Changes required on the project serialization format

The tail -f command works by listening to changes made to a file using the inotify API. Every time a write is made to this file, the operating system notifies the tail process about it, and it reads the file from where it stopped. Luckily there is a platform-idependent interface to use this in Java, WatchService. So I have attempted to make a prototype based on that.


One problem is that our change data files are compressed in Gzip, and this compression format does not support resuming reading from an arbitrary point in the file: you always need to read from the start of the file. If the decompressor encounters an unexpected end of file (which we expect to happen in a context where the compressed file is being written to by another process), then there is no simple way to save the state of the decompressor and try reading again when more content is available.

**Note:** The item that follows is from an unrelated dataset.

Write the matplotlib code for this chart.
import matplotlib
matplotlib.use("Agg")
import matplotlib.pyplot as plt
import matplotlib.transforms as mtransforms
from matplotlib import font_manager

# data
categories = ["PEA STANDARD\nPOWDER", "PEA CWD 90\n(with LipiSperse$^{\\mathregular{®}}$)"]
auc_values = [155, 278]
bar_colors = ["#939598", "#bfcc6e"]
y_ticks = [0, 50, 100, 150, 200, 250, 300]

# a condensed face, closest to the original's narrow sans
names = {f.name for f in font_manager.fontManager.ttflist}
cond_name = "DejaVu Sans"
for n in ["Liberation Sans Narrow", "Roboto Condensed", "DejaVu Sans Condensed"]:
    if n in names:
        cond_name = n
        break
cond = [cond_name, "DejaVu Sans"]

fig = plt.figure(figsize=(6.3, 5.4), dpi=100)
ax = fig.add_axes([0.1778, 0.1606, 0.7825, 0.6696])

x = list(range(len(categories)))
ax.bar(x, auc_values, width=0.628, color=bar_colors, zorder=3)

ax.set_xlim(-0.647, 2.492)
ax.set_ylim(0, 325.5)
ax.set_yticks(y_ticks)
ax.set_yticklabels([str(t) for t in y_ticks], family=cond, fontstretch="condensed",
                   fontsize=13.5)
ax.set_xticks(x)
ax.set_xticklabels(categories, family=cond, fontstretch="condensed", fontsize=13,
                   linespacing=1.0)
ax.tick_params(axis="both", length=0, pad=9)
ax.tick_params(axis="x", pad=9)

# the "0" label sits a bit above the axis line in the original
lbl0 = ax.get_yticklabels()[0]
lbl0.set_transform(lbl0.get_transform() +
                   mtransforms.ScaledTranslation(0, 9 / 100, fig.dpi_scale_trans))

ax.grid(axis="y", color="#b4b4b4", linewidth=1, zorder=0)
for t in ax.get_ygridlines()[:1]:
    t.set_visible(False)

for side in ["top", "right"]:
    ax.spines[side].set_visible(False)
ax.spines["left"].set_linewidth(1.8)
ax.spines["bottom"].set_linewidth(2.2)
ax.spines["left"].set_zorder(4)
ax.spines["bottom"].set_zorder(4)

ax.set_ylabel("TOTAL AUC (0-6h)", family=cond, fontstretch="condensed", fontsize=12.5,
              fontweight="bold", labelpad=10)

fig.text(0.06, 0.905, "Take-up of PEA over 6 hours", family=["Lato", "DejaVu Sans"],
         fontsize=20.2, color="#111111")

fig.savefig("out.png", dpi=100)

Therefore I had to change the compression format to a compression codec which supports this better. I went for the ZSTD format because it is reasonably established, seems to have good performance and there is an actively maintained library, jstd-jni, which implements this codec with streaming support. The library is used by major projects such as Apache Spark and the like, so I think it's unlikely to go bust (and if it does we should be able to imitate those other major dependencies). I would of course be happy to consider other compression formats.

End marker

When a process reads a change data file and reaches the end of the file, it needs to know whether that's the actual end of the partition or if more data might be written by the upstream operation later on. If the change data file ends abruptly in the middle of a line or in a compression block then it's clear that more data is coming, but it can also be that the file ends cleanly with a complete line, in which case there is no way to tell.

So to cater for this need I introduced an end marker, for now simply "end", added at the end of each partition file. It's unambiguous because all other lines start with the row/record number.

This marker is only there to signify the completion of a partition file: the completion of the entire change data is signified by adding an empty _SUCCESS file in the same directory as the partitions, just like Spark does.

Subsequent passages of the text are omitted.